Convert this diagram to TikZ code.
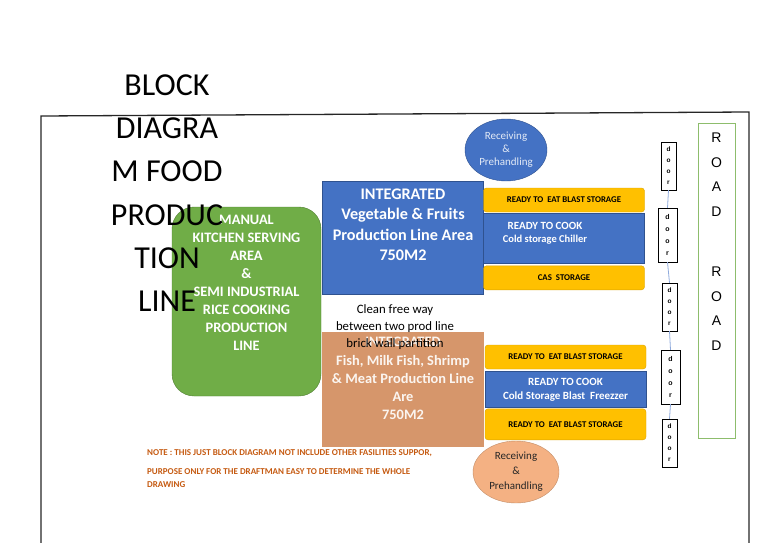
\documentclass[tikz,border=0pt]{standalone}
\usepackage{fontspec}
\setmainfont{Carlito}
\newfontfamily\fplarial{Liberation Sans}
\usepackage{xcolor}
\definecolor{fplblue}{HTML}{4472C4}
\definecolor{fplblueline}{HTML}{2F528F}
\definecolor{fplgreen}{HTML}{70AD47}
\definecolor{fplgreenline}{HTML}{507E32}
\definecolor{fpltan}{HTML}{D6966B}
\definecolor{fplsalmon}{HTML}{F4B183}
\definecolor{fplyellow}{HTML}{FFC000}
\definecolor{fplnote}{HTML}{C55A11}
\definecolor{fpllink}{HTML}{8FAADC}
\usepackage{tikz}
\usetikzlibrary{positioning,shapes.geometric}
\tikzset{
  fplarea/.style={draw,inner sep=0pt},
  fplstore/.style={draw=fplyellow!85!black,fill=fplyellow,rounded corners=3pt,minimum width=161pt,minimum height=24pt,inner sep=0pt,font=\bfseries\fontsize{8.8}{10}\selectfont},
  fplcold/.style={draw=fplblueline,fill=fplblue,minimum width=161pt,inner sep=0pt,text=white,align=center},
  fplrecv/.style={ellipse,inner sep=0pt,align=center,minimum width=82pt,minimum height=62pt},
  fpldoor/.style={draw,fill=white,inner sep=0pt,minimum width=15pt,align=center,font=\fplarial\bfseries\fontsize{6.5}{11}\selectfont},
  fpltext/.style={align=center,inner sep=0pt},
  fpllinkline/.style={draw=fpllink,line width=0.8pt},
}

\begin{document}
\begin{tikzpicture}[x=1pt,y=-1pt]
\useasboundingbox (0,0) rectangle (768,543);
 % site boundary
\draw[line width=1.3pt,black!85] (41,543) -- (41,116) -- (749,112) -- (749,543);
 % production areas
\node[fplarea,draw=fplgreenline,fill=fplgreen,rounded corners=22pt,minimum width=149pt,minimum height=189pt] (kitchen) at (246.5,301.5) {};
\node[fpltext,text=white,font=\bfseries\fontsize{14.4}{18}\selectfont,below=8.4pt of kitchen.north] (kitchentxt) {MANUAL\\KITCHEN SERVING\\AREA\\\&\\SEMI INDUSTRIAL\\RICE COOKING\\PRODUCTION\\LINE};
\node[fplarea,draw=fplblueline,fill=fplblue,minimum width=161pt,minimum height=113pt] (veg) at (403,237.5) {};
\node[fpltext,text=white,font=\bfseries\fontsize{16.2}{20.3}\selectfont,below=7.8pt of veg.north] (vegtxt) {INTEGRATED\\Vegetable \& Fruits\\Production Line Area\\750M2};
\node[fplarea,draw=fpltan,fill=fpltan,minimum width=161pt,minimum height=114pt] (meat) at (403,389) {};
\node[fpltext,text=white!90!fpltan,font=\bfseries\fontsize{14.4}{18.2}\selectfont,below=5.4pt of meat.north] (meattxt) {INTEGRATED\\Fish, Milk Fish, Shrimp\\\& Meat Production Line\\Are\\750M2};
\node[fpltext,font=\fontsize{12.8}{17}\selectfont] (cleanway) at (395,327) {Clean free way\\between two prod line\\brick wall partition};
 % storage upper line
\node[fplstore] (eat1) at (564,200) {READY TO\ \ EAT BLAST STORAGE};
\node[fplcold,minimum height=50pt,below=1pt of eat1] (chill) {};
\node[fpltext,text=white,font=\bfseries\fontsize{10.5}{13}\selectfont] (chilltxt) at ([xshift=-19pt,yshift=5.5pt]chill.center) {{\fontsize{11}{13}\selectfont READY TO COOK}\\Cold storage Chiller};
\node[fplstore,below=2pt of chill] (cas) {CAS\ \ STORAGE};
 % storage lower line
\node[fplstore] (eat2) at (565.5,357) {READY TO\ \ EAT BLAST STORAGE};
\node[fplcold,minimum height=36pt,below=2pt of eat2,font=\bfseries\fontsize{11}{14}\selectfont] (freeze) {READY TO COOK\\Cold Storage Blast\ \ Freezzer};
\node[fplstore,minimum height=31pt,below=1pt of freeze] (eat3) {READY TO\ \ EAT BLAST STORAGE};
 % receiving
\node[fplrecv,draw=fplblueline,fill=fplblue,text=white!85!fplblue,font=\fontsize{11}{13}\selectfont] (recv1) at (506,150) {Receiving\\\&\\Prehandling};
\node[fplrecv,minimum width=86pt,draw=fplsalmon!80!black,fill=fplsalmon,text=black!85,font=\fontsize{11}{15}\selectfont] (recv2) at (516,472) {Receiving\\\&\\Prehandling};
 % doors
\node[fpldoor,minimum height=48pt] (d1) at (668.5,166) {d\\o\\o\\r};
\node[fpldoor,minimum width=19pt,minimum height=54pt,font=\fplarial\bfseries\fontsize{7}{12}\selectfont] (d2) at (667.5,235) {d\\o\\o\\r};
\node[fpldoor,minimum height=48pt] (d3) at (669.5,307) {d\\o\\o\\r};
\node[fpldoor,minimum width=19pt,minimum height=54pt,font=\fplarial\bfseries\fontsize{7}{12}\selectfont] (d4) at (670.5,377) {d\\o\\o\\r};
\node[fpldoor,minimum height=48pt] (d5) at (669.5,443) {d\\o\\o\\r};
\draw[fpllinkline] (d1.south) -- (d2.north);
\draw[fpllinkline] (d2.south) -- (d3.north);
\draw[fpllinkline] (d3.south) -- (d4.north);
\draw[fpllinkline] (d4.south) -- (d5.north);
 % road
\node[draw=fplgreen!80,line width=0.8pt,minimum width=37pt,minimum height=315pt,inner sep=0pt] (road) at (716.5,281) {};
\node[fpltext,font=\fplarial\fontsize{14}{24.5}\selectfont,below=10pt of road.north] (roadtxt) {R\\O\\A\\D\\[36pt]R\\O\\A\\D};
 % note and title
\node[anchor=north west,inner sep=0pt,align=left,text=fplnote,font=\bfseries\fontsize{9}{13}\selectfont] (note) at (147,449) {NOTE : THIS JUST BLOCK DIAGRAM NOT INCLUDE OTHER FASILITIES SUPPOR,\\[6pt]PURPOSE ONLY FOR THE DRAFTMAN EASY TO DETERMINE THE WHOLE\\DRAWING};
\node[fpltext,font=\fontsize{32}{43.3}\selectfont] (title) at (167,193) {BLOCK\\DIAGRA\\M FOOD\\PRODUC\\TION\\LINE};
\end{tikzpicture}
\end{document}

--------

▶ _Task instructions_
Write out the material above again, word for word, minus its pictures.

▶ _Task response_
Convert this diagram to TikZ code.
\documentclass[tikz,border=0pt]{standalone}
\usepackage{fontspec}
\setmainfont{Carlito}
\newfontfamily\fplarial{Liberation Sans}
\usepackage{xcolor}
\definecolor{fplblue}{HTML}{4472C4}
\definecolor{fplblueline}{HTML}{2F528F}
\definecolor{fplgreen}{HTML}{70AD47}
\definecolor{fplgreenline}{HTML}{507E32}
\definecolor{fpltan}{HTML}{D6966B}
\definecolor{fplsalmon}{HTML}{F4B183}
\definecolor{fplyellow}{HTML}{FFC000}
\definecolor{fplnote}{HTML}{C55A11}
\definecolor{fpllink}{HTML}{8FAADC}
\usepackage{tikz}
\usetikzlibrary{positioning,shapes.geometric}
\tikzset{
  fplarea/.style={draw,inner sep=0pt},
  fplstore/.style={draw=fplyellow!85!black,fill=fplyellow,rounded corners=3pt,minimum width=161pt,minimum height=24pt,inner sep=0pt,font=\bfseries\fontsize{8.8}{10}\selectfont},
  fplcold/.style={draw=fplblueline,fill=fplblue,minimum width=161pt,inner sep=0pt,text=white,align=center},
  fplrecv/.style={ellipse,inner sep=0pt,align=center,minimum width=82pt,minimum height=62pt},
  fpldoor/.style={draw,fill=white,inner sep=0pt,minimum width=15pt,align=center,font=\fplarial\bfseries\fontsize{6.5}{11}\selectfont},
  fpltext/.style={align=center,inner sep=0pt},
  fpllinkline/.style={draw=fpllink,line width=0.8pt},
}

\begin{document}
\begin{tikzpicture}[x=1pt,y=-1pt]
\useasboundingbox (0,0) rectangle (768,543);
 % site boundary
\draw[line width=1.3pt,black!85] (41,543) -- (41,116) -- (749,112) -- (749,543);
 % production areas
\node[fplarea,draw=fplgreenline,fill=fplgreen,rounded corners=22pt,minimum width=149pt,minimum height=189pt] (kitchen) at (246.5,301.5) {};
\node[fpltext,text=white,font=\bfseries\fontsize{14.4}{18}\selectfont,below=8.4pt of kitchen.north] (kitchentxt) {MANUAL\\KITCHEN SERVING\\AREA\\\&\\SEMI INDUSTRIAL\\RICE COOKING\\PRODUCTION\\LINE};
\node[fplarea,draw=fplblueline,fill=fplblue,minimum width=161pt,minimum height=113pt] (veg) at (403,237.5) {};
\node[fpltext,text=white,font=\bfseries\fontsize{16.2}{20.3}\selectfont,below=7.8pt of veg.north] (vegtxt) {INTEGRATED\\Vegetable \& Fruits\\Production Line Area\\750M2};
\node[fplarea,draw=fpltan,fill=fpltan,minimum width=161pt,minimum height=114pt] (meat) at (403,389) {};
\node[fpltext,text=white!90!fpltan,font=\bfseries\fontsize{14.4}{18.2}\selectfont,below=5.4pt of meat.north] (meattxt) {INTEGRATED\\Fish, Milk Fish, Shrimp\\\& Meat Production Line\\Are\\750M2};
\node[fpltext,font=\fontsize{12.8}{17}\selectfont] (cleanway) at (395,327) {Clean free way\\between two prod line\\brick wall partition};
 % storage upper line
\node[fplstore] (eat1) at (564,200) {READY TO\ \ EAT BLAST STORAGE};
\node[fplcold,minimum height=50pt,below=1pt of eat1] (chill) {};
\node[fpltext,text=white,font=\bfseries\fontsize{10.5}{13}\selectfont] (chilltxt) at ([xshift=-19pt,yshift=5.5pt]chill.center) {{\fontsize{11}{13}\selectfont READY TO COOK}\\Cold storage Chiller};
\node[fplstore,below=2pt of chill] (cas) {CAS\ \ STORAGE};
 % storage lower line
\node[fplstore] (eat2) at (565.5,357) {READY TO\ \ EAT BLAST STORAGE};
\node[fplcold,minimum height=36pt,below=2pt of eat2,font=\bfseries\fontsize{11}{14}\selectfont] (freeze) {READY TO COOK\\Cold Storage Blast\ \ Freezzer};
\node[fplstore,minimum height=31pt,below=1pt of freeze] (eat3) {READY TO\ \ EAT BLAST STORAGE};
 % receiving
\node[fplrecv,draw=fplblueline,fill=fplblue,text=white!85!fplblue,font=\fontsize{11}{13}\selectfont] (recv1) at (506,150) {Receiving\\\&\\Prehandling};
\node[fplrecv,minimum width=86pt,draw=fplsalmon!80!black,fill=fplsalmon,text=black!85,font=\fontsize{11}{15}\selectfont] (recv2) at (516,472) {Receiving\\\&\\Prehandling};
 % doors
\node[fpldoor,minimum height=48pt] (d1) at (668.5,166) {d\\o\\o\\r};
\node[fpldoor,minimum width=19pt,minimum height=54pt,font=\fplarial\bfseries\fontsize{7}{12}\selectfont] (d2) at (667.5,235) {d\\o\\o\\r};
\node[fpldoor,minimum height=48pt] (d3) at (669.5,307) {d\\o\\o\\r};
\node[fpldoor,minimum width=19pt,minimum height=54pt,font=\fplarial\bfseries\fontsize{7}{12}\selectfont] (d4) at (670.5,377) {d\\o\\o\\r};
\node[fpldoor,minimum height=48pt] (d5) at (669.5,443) {d\\o\\o\\r};
\draw[fpllinkline] (d1.south) -- (d2.north);
\draw[fpllinkline] (d2.south) -- (d3.north);
\draw[fpllinkline] (d3.south) -- (d4.north);
\draw[fpllinkline] (d4.south) -- (d5.north);
 % road
\node[draw=fplgreen!80,line width=0.8pt,minimum width=37pt,minimum height=315pt,inner sep=0pt] (road) at (716.5,281) {};
\node[fpltext,font=\fplarial\fontsize{14}{24.5}\selectfont,below=10pt of road.north] (roadtxt) {R\\O\\A\\D\\[36pt]R\\O\\A\\D};
 % note and title
\node[anchor=north west,inner sep=0pt,align=left,text=fplnote,font=\bfseries\fontsize{9}{13}\selectfont] (note) at (147,449) {NOTE : THIS JUST BLOCK DIAGRAM NOT INCLUDE OTHER FASILITIES SUPPOR,\\[6pt]PURPOSE ONLY FOR THE DRAFTMAN EASY TO DETERMINE THE WHOLE\\DRAWING};
\node[fpltext,font=\fontsize{32}{43.3}\selectfont] (title) at (167,193) {BLOCK\\DIAGRA\\M FOOD\\PRODUC\\TION\\LINE};
\end{tikzpicture}
\end{document}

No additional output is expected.